Farmscape for January 9, 2019
A former Chief Ontario Veterinarian says the growing global risk posed by African Swine Fever has stimulated discussion on the possibility of creating Animal Health Canada project.
The spread of African Fever in China has prompted the North American swine sector to take notice.
"ASF: How can Canada mitigate the risks?" was among the topics discussed yesterday as part of a Swine Innovation Porc preconference session held in conjunction with the 2019 Banff Pork Seminar.
Dr. Greg Douglas, a former Chief Ontario Veterinarian, says one of the strategies being proposed to help address the threat posed by foreign animal diseases is an industry government animal health partnership.
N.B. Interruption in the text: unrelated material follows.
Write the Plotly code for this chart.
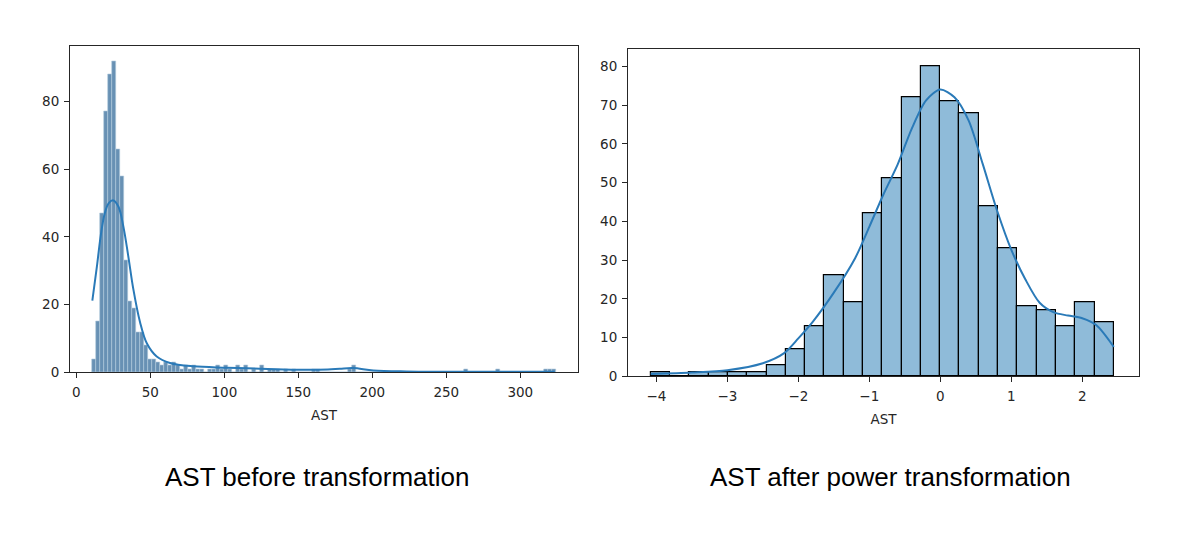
import numpy as np
import plotly.graph_objects as go

# ---------------- data ----------------
# Left: AST before transformation (histogram, bin start / width, counts)
left_bin_start = 10.8
left_bin_width = 2.7
left_counts = [4, 15, 47, 77, 88, 92, 66, 58, 33, 21,
               19, 12, 12, 8, 4, 4, 3, 2, 3, 2,
               3, 2, 1, 2, 1, 2, 1, 1, 0, 1,
               1, 2, 1, 2, 1, 0, 2, 1, 2, 0,
               1, 0, 2, 0, 1, 1, 1, 0, 1, 0,
               1, 0, 0, 0, 0, 1, 1, 0, 0, 0,
               0, 0, 0, 0, 1, 2, 0, 0, 0, 0,
               0, 0, 0, 0, 0, 0, 0, 0, 0, 0,
               0, 0, 0, 0, 0, 0, 0, 0, 0, 0,
               0, 0, 0, 1, 0, 0, 0, 0, 0, 0,
               0, 1, 0, 0, 0, 0, 0, 0, 0, 0,
               0, 0, 0, 1, 1, 1]
left_kde_x = [10.8, 13.8, 16.5, 19.2, 21.9, 25.0, 28.4, 31.8, 35.1, 38.5,
              43.0, 47.6, 54.3, 63.3, 79.0, 101.6, 124.0, 140.0, 155.7,
              170.0, 178.0, 187.0, 200.7, 223.0, 260.0, 300.0, 323.3]
left_kde_y = [21.2, 31.0, 40.5, 47.0, 50.0, 50.8, 49.0, 43.0, 34.3, 24.6,
              14.9, 8.6, 4.7, 2.8, 1.8, 1.4, 1.1, 0.9, 0.8,
              0.9, 1.1, 1.3, 0.6, 0.3, 0.2, 0.2, 0.2]
left_xticks = [0, 50, 100, 150, 200, 250, 300]
left_yticks = [0, 20, 40, 60, 80]

# Right: AST after power transformation
right_bin_start = -4.08
right_bin_width = 0.2719
right_counts = [1, 0, 1, 1, 1, 1, 3, 7, 13, 26, 19, 42, 51, 72, 80, 71,
                68, 44, 33, 18, 17, 13, 19, 14]
right_kde_x = [-4.08, -3.5, -3.0, -2.5, -2.2, -2.0, -1.8, -1.5, -1.2, -1.0,
               -0.8, -0.6, -0.4, -0.2, 0.0, 0.2, 0.4, 0.6, 0.8, 1.0,
               1.2, 1.4, 1.6, 1.8, 2.0, 2.2, 2.445]
right_kde_y = [0.6, 1.0, 1.6, 3.4, 6.0, 9.8, 14.0, 21.6, 30.5, 38.6,
               47.0, 54.7, 64.0, 71.2, 74.0, 72.0, 66.0, 54.7, 42.8, 32.7,
               25.0, 19.0, 16.5, 15.7, 15.0, 13.2, 7.6]
right_xticks = [-4, -3, -2, -1, 0, 1, 2]
right_yticks = [0, 10, 20, 30, 40, 50, 60, 70, 80]

left_title = "AST before transformation"
right_title = "AST after power transformation"
x_label = "AST"

# ---------------- figure ----------------
W, H = 1200, 546

def dom_x(a, b):
    return [a / W, b / W]

def dom_y(top, bottom):
    return [(H - bottom) / H, (H - top) / H]

left_centers = left_bin_start + left_bin_width * (np.arange(len(left_counts)) + 0.5)
right_centers = right_bin_start + right_bin_width * (np.arange(len(right_counts)) + 0.5)

fig = go.Figure()
fig.add_trace(go.Bar(x=left_centers, y=left_counts, width=left_bin_width,
                     marker=dict(color="rgba(104,145,180,1)",
                                 line=dict(color="rgba(180,203,222,1)", width=0.6)),
                     xaxis="x", yaxis="y", showlegend=False))
fig.add_trace(go.Scatter(x=left_kde_x, y=left_kde_y, mode="lines",
                         line=dict(color="#2a7ab8", width=2, shape="spline", smoothing=1.0),
                         xaxis="x", yaxis="y", showlegend=False))
fig.add_trace(go.Bar(x=right_centers, y=right_counts, width=right_bin_width,
                     marker=dict(color="rgb(143,187,217)",
                                 line=dict(color="black", width=1.2)),
                     xaxis="x2", yaxis="y2", showlegend=False))
fig.add_trace(go.Scatter(x=right_kde_x, y=right_kde_y, mode="lines",
                         line=dict(color="#2a7ab8", width=2, shape="spline", smoothing=0.8),
                         xaxis="x2", yaxis="y2", showlegend=False))

tickfont = dict(family="DejaVu Sans", size=13.5, color="#262626")
axcommon = dict(showline=True, linecolor="#262626", linewidth=1, mirror=True,
                ticks="outside", ticklen=5, tickcolor="#262626", tickwidth=1,
                ticklabelstandoff=2,
                showgrid=False, zeroline=False, tickfont=tickfont)

fig.update_layout(
    width=W, height=H,
    margin=dict(l=0, r=0, t=0, b=0),
    paper_bgcolor="white", plot_bgcolor="white",
    bargap=0,
    xaxis=dict(domain=dom_x(70, 578), range=[-4.3, 339], tickvals=left_xticks,
               anchor="y", title=dict(text=x_label, font=tickfont, standoff=11), **axcommon),
    yaxis=dict(domain=dom_y(47, 378), range=[0, 96.3], tickvals=left_yticks,
               anchor="x", **axcommon),
    xaxis2=dict(domain=dom_x(628, 1139), range=[-4.40, 2.80], tickvals=right_xticks,
                anchor="y2", title=dict(text=x_label, font=tickfont, standoff=11), **axcommon),
    yaxis2=dict(domain=dom_y(50, 382), range=[0, 84.4], tickvals=right_yticks,
                anchor="x2", **axcommon),
    annotations=[
        dict(text=left_title, x=317 / W, y=(H - 484) / H, xref="paper", yref="paper",
             xanchor="center", yanchor="middle",
             showarrow=False, font=dict(family="Liberation Sans", size=26, color="black")),
        dict(text=right_title, x=890 / W, y=(H - 484) / H, xref="paper", yref="paper",
             xanchor="center", yanchor="middle",
             showarrow=False, font=dict(family="Liberation Sans", size=26, color="black")),
    ],
)

fig.write_html("out.html")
Clip-Dr. Greg Douglas-Former Chief Ontario Veterinarian:
I think the reason that we're talking about an "Animal Health Canada" proposal is to have industry and government as true partners in preparation, in response, in protection, risk mitigation as well as recovery and that's the beauty of Animal Health Canada.
It's a partnership between industry, farmers and their government.
It's in its primordial stages right now.
I think what we're looking at early on is the potential of using ASF as a pilot project to see how Animal Health Canada would work.
There's lots of things that could sit inside Animal Health Canada, surveillance, emergency management, biosecurity, a whole host of different programs and initiatives that would help farmers, sectors from pork to poultry to beef be more effective at protecting, at promoting the industry abroad and making sure that the resources that are available are used effectively.
Dr. Douglas says the proposal has been discussed at the National Farmed Animal Health and Welfare Council.
He says that's the group that has been looking at the governance of animal health in Canada and it's the next extension of that council.
For Farmscape.Ca, I'm Bruce Cochrane.